Although the seven ETS pilot programs that have been going on in Chinese cities and provinces are not universally successful yet, they are useful for helping experiment with what could work in China so the system can be expanded nationally, Turner said.

And by committing at the highest level to such a program, China is making its intentions clear to businesses and investors about its shift to a low-carbon economy, Andrew Steer, president of the Washington D.C.-based environmental group World Resources Institute, said in a statement.

"This is a remarkable commitment, especially from China, which still has a smaller GDP than the United States, and on a per capita basis is much poorer," said Deborah Seligsohn, an expert on the Chinese environment at the University of California San Diego.

Sarah Ladislaw of the Center for Strategic and International Studies (CSIS), a U.S. think tank, and Michelle Patron of the White House National Security Council, described the climate finance pledge from China as "a significant shift" in the climate finance landscape as it expanded the pool of major donors beyond just industrialized countries.

"Climate finance, specifically the ability of countries to deliver on their finance pledges, will still be a contentious issue in the upcoming negotiations, but China's finance pledge changes the debate in a positive direction," they wrote in an article posted on the CSIS website.

Steer expressed similar views, calling the pledge "a watershed moment" that elevates China to a new level on climate finance. "These new funding streams should reassure developing countries that climate finance will be available from a broader pool of contributors," he added.

For its part, the U.S. government reaffirmed its 3-billion-dollar pledge to the UN-backed Green Climate Fund, which Obama made last year during a G20 meeting in Australia.

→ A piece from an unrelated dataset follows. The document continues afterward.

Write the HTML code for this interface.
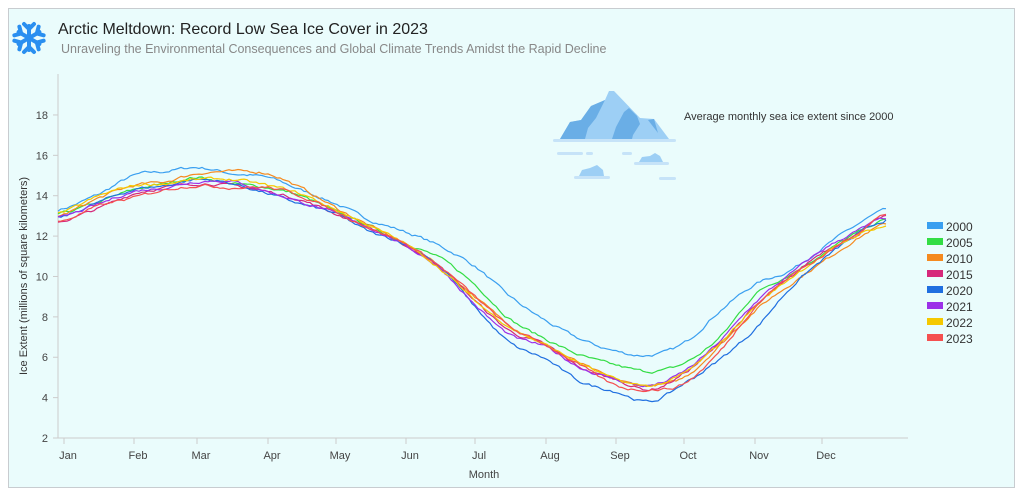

However, all U.S. government spending is in the hands of Congress, where Republican lawmakers have vowed to block Obama's first 500-million-dollar funding request.

Friday's joint statement may be a timely help for Obama, who intends to cement his climate legacy before he leaves office in 2016.

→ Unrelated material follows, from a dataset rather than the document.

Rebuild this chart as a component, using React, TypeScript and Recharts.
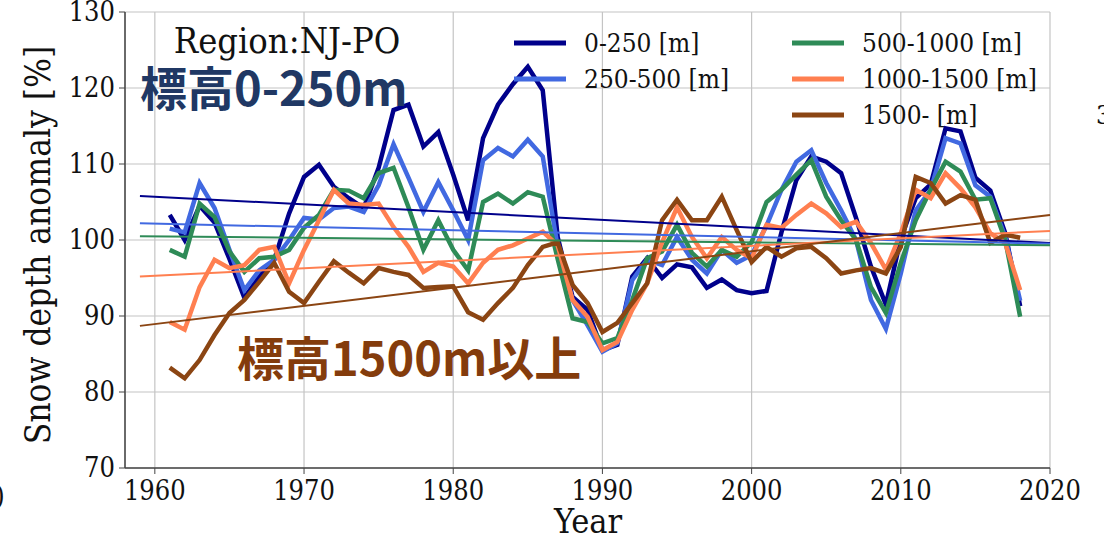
import React from 'react';
import { LineChart, Line, XAxis, YAxis, CartesianGrid } from 'recharts';

// years of the yearly series
const years = [
    1961, 1962, 1963, 1964, 1965, 1966, 1967, 1968, 1969, 1970,
    1971, 1972, 1973, 1974, 1975, 1976, 1977, 1978, 1979, 1980,
    1981, 1982, 1983, 1984, 1985, 1986, 1987, 1988, 1989, 1990,
    1991, 1992, 1993, 1994, 1995, 1996, 1997, 1998, 1999, 2000,
    2001, 2002, 2003, 2004, 2005, 2006, 2007, 2008, 2009, 2010,
    2011, 2012, 2013, 2014, 2015, 2016, 2017, 2018,
];

const elev0_250 = [
    103.3, 100, 104.5, 102.3, 97.5, 92.4, 95.2, 97.4, 103.5, 108.3,
    109.9, 107, 105.5, 104.2, 109.5, 117.1, 117.8, 112.3, 114.2, 108.6,
    102.6, 113.4, 117.8, 120.5, 122.8, 119.7, 100.4, 92.5, 90.8, 85.5,
    86.2, 95.2, 97.6, 95, 96.8, 96.4, 93.7, 94.8, 93.4, 93,
    93.3, 101, 107.9, 111, 110.3, 108.8, 102.9, 96.5, 91.5, 100.2,
    105.5, 107.3, 114.7, 114.3, 108.2, 106.5, 100.9, 91.3,
];
const elev250_500 = [
    101.5, 101, 107.5, 104.2, 98.7, 93.4, 96, 97.4, 100, 102.9,
    102.7, 104.2, 104.4, 103.7, 107.2, 112.6, 108.2, 103.7, 107.6, 103.9,
    100, 110.5, 112.1, 111, 113.2, 111, 99.1, 92.1, 88.8, 85.3,
    86.4, 94.7, 97.4, 96.7, 100.4, 97.4, 95.6, 98.7, 97, 98,
    101.9, 106.6, 110.3, 111.8, 107.5, 103.9, 100, 92.1, 88.3, 95.6,
    103.9, 106.6, 113.4, 112.7, 107.2, 105.7, 100.4, 92,
];
const elev500_1000 = [
    98.7, 97.8, 104.8, 103, 98.5, 95.8, 97.6, 97.8, 98.7, 101.6,
    103.3, 106.6, 106.5, 105.5, 108.8, 109.5, 104.3, 98.7, 102.6, 98.7,
    96, 105, 106.1, 104.8, 106.3, 105.7, 97.5, 89.7, 89.2, 86.4,
    87.1, 92.1, 97.6, 98.5, 102, 98.3, 96.5, 98.7, 97.8, 99.7,
    105, 106.6, 108.6, 110.5, 105.7, 102.6, 100, 93.8, 90.4, 97,
    102.6, 106.6, 110.3, 109, 105.3, 105.5, 100, 89.9,
];
const elev1000_1500 = [
    89.2, 88.2, 93.8, 97.4, 96.3, 96.7, 98.7, 99.1, 94.3, 98.7,
    102.6, 106.6, 104.8, 104.6, 104.8, 101.7, 99.1, 95.8, 97, 96.5,
    94.3, 97, 98.7, 99.3, 100.2, 101.1, 99.3, 92.1, 89.9, 85.5,
    86.6, 90.8, 94.3, 99.7, 104.3, 100.4, 97.6, 100.4, 98.7, 97.6,
    102, 101.6, 103.3, 104.8, 103.5, 101.7, 102.4, 99.6, 96.1, 100.9,
    106.6, 105.5, 108.8, 106.8, 104.3, 100.9, 99.6, 93.4,
];
const elev1500 = [
    83.2, 81.8, 84.2, 87.5, 90.4, 92.1, 94.5, 97, 93.2, 91.7,
    94.5, 97.2, 95.7, 94.3, 96.3, 95.8, 95.4, 93.7, 93.8, 93.9,
    90.5, 89.5, 91.7, 93.7, 96.7, 99.1, 99.7, 94.1, 91.7, 87.9,
    89.1, 91.7, 94.3, 102.6, 105.3, 102.6, 102.6, 105.7, 101.3, 97.1,
    99.1, 97.8, 98.9, 99.1, 97.6, 95.6, 96, 96.3, 95.6, 99.1,
    108.3, 107.5, 104.8, 105.9, 105.3, 99.6, 100.7, 100.3,
];

// linear trend end points (1959 and 2020)
const trendYears = [1959, 2020];
const trend0_250 = [105.8, 99.6];
const trend250_500 = [102.2, 99.5];
const trend500_1000 = [100.5, 99.3];
const trend1000_1500 = [95.2, 101.2];
const trend1500 = [88.7, 103.3];

const xTicks = [1960, 1970, 1980, 1990, 2000, 2010, 2020];
const yTicks = [70, 80, 90, 100, 110, 120, 130];

const SERIES = [
    { name: '0-250 [m]', color: '#00008b', values: elev0_250, trend: trend0_250 },
    { name: '250-500 [m]', color: '#4169e1', values: elev250_500, trend: trend250_500 },
    { name: '500-1000 [m]', color: '#2e8b57', values: elev500_1000, trend: trend500_1000 },
    { name: '1000-1500 [m]', color: '#ff7f50', values: elev1000_1500, trend: trend1000_1500 },
    { name: '1500- [m]', color: '#8b4513', values: elev1500, trend: trend1500 },
];

const SERIF = "'DejaVu Serif Condensed', 'DejaVu Serif', serif";
const JP = "'Noto Sans CJK JP', 'Noto Sans', sans-serif";

const XTick = ({ x, y, payload }: any) => (
    <text x={x} y={y + 24} textAnchor="middle" fontFamily={SERIF} fontSize={27} fill="#111">
        {payload.value}
    </text>
);

const YTick = ({ x, y, payload }: any) => (
    <text x={x - 2} y={y + 9} textAnchor="end" fontFamily={SERIF} fontSize={27} fill="#111">
        {payload.value}
    </text>
);

export default function App() {
    return (
        <div style={{ position: 'relative', width: 1104, height: 541, background: '#fff' }}>
            <style>{'body{margin:0}'}</style>
            <LineChart width={1104} height={541} margin={{ top: 12, right: 54, bottom: 0, left: 0 }}>
                <CartesianGrid stroke="#c4c4c4" strokeWidth={1.2} />
                <XAxis
                    dataKey="year" type="number" domain={[1958, 2020]} ticks={xTicks}
                    allowDuplicatedCategory={false} height={73} tick={<XTick />} tickSize={6}
                    axisLine={{ stroke: '#444', strokeWidth: 1.5 }} tickLine={{ stroke: '#444' }}
                />
                <XAxis xAxisId="top" orientation="top" type="number" domain={[1958, 2020]} height={0}
                    tick={false} tickLine={false} axisLine={{ stroke: '#444', strokeWidth: 1.5 }} />
                <YAxis
                    type="number" domain={[70, 130]} ticks={yTicks} width={125} tick={<YTick />} tickSize={6}
                    axisLine={{ stroke: '#444', strokeWidth: 1.5 }} tickLine={{ stroke: '#444' }}
                />
                <YAxis yAxisId="right" orientation="right" type="number" domain={[70, 130]} width={0}
                    tick={false} tickLine={false} axisLine={{ stroke: '#444', strokeWidth: 1.5 }} />
                {SERIES.map((s) => (
                    <Line
                        key={s.name}
                        data={years.map((year, i) => ({ year, v: s.values[i] }))}
                        dataKey="v" stroke={s.color} strokeWidth={4.5} dot={false}
                        strokeLinejoin="miter" isAnimationActive={false}
                    />
                ))}
                {SERIES.map((s) => (
                    <Line
                        key={s.name + '-trend'}
                        data={trendYears.map((year, i) => ({ year, v: s.trend[i] }))}
                        dataKey="v" stroke={s.color} strokeWidth={2} dot={false} isAnimationActive={false}
                    />
                ))}
            </LineChart>
            <svg width={1104} height={541} style={{ position: 'absolute', left: 0, top: 0, pointerEvents: 'none' }}>
                <text x={287} y={53} textAnchor="middle" fontFamily={SERIF} fontSize={36} fill="#111">Region:NJ-PO</text>
                <text x={140} y={106} fontFamily={JP} fontWeight={700} fontSize={47} fill="#203864">標高0-250m</text>
                <text x={237} y={376} fontFamily={JP} fontWeight={700} fontSize={47} fill="#843c0c">標高1500m以上</text>
                <text transform="translate(50,245) rotate(-90)" textAnchor="middle" fontFamily={SERIF} fontSize={35} fill="#111">
                    Snow depth anomaly [%]
                </text>
                <text x={588} y={533} textAnchor="middle" fontFamily={SERIF} fontSize={34} fill="#111">Year</text>
                {SERIES.map((s, i) => {
                    const col = i < 2 ? 0 : 1;
                    const row = i < 2 ? i : i - 2;
                    const lx = col === 0 ? 514 : 792;
                    const ly = 43 + row * 36;
                    return (
                        <g key={s.name}>
                            <line x1={lx} x2={lx + 52} y1={ly} y2={ly} stroke={s.color} strokeWidth={5} />
                            <text x={lx + 70} y={ly + 9} fontFamily={SERIF} fontSize={26} fill="#111">{s.name}</text>
                        </g>
                    );
                })}
                <text x={1096} y={124} fontFamily={SERIF} fontSize={26} fill="#111">3</text>
                <text x={-5} y={505} fontFamily={SERIF} fontSize={28} fill="#111">)</text>
            </svg>
        </div>
    );
}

Ladislaw and Patron said there is also "strong symbolism" in China's decision to announce its emissions trading system in Washington, where congressional support for similar proposals has failed due in part to competitive concerns vis-a-vis China.

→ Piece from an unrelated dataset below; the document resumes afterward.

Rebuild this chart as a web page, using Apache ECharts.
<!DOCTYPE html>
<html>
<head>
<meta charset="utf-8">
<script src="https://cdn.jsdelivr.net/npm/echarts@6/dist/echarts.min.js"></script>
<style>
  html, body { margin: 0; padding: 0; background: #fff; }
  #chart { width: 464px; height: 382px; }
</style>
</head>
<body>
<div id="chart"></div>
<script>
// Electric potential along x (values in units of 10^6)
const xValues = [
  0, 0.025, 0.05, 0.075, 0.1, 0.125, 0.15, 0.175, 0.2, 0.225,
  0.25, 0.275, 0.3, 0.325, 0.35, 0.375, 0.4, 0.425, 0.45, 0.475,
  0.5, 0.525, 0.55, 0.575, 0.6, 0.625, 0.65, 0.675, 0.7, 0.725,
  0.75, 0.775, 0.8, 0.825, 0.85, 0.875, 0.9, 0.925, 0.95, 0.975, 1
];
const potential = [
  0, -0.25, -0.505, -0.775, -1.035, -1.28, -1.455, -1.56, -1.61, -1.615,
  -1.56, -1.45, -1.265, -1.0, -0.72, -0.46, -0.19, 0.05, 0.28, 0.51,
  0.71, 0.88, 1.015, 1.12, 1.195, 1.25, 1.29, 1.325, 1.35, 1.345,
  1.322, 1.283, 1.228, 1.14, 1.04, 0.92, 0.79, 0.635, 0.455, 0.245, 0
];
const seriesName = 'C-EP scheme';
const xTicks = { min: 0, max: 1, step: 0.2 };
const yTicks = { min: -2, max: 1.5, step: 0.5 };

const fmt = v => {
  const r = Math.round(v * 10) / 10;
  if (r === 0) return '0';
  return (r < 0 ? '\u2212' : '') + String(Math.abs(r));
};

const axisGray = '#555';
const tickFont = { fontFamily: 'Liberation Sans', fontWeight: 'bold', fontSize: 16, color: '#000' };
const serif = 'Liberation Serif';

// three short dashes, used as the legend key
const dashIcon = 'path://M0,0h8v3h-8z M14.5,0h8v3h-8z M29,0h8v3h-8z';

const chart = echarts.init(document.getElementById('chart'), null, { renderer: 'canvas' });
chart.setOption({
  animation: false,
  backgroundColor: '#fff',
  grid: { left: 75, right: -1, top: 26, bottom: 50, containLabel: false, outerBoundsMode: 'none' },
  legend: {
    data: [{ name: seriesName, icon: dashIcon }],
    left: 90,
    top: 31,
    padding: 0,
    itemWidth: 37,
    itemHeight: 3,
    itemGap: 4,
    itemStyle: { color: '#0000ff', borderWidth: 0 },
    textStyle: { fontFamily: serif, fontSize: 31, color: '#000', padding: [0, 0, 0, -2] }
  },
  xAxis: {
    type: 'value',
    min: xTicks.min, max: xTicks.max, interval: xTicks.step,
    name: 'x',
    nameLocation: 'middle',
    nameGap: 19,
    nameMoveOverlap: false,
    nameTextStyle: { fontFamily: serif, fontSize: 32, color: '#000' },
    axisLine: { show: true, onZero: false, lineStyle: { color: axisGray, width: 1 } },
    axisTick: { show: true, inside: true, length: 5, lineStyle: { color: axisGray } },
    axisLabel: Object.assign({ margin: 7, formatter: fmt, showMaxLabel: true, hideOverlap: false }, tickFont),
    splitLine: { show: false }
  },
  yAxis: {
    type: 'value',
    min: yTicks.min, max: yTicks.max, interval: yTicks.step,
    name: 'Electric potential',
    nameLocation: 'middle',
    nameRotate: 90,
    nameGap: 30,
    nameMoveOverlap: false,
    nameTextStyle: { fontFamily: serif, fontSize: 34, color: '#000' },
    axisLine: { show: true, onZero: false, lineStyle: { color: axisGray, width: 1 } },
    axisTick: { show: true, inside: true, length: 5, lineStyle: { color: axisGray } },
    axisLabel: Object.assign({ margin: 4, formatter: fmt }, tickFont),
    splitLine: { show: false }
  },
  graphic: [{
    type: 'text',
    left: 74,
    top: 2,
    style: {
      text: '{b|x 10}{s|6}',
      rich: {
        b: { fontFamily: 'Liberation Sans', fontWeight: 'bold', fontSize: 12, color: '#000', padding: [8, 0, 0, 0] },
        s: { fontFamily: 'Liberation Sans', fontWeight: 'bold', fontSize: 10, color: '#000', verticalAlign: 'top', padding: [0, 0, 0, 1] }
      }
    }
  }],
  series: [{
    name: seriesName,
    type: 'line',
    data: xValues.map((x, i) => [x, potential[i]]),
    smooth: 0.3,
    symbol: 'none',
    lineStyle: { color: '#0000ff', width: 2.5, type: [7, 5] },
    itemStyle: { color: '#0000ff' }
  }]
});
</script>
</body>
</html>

"The debate about comparability of effort will of course be an ongoing area of interest, but it is now impossible to say either country is inactive," they said.

Enhancing prospects for Paris agreement

At the Climate Leaders Summit in Los Angeles on Sept. 15-16, about two dozens of Chinese and U.S. local governments announced their ambitious plans to combat climate change.

In the China-U.S. Climate Leaders' Declaration signed by China's Beijing, Sichuan, Hainan, Guangzhou and U.S. California, Connecticut, Los Angeles, New York, Washington D.C. among around a dozen other provinces, states and cities, all of the participants set their goals of emission reduction in the next decades.

Eleven Chinese provinces and cities are committed to achieve the peaking of CO2 emissions by 2020 to 2030, while U.S. states and cities committing to increase their percentage of renewable energy and reduce greenhouse gas emission by a substantial amount.

Taking California for instance, the leading U.S. state is going to reduce emissions by 40 percent below 1990 levels by 2030 and 80 percent by 2050, which is the most ambitious target in North America.

"President Xi's announcement combined with the commitments by 11 Chinese cities and provinces last week to undertake more rapid climate action with U.S. partners is a good sign to help catalyze more serious commitments from other countries in the upcoming climate talks," Turner said.

The prospects for reaching an ambitious agreement at the December's UN climate talks in Paris also brightened, he said.

The new promises "may help break the logjam in much the same way that text from last November's joint announcement bridged the divide between developed and developing countries in the Lima negotiations last year," Ladislaw and Patron wrote. The pledges are "clearly intended to enhance the prospects for diplomatic progress heading into December."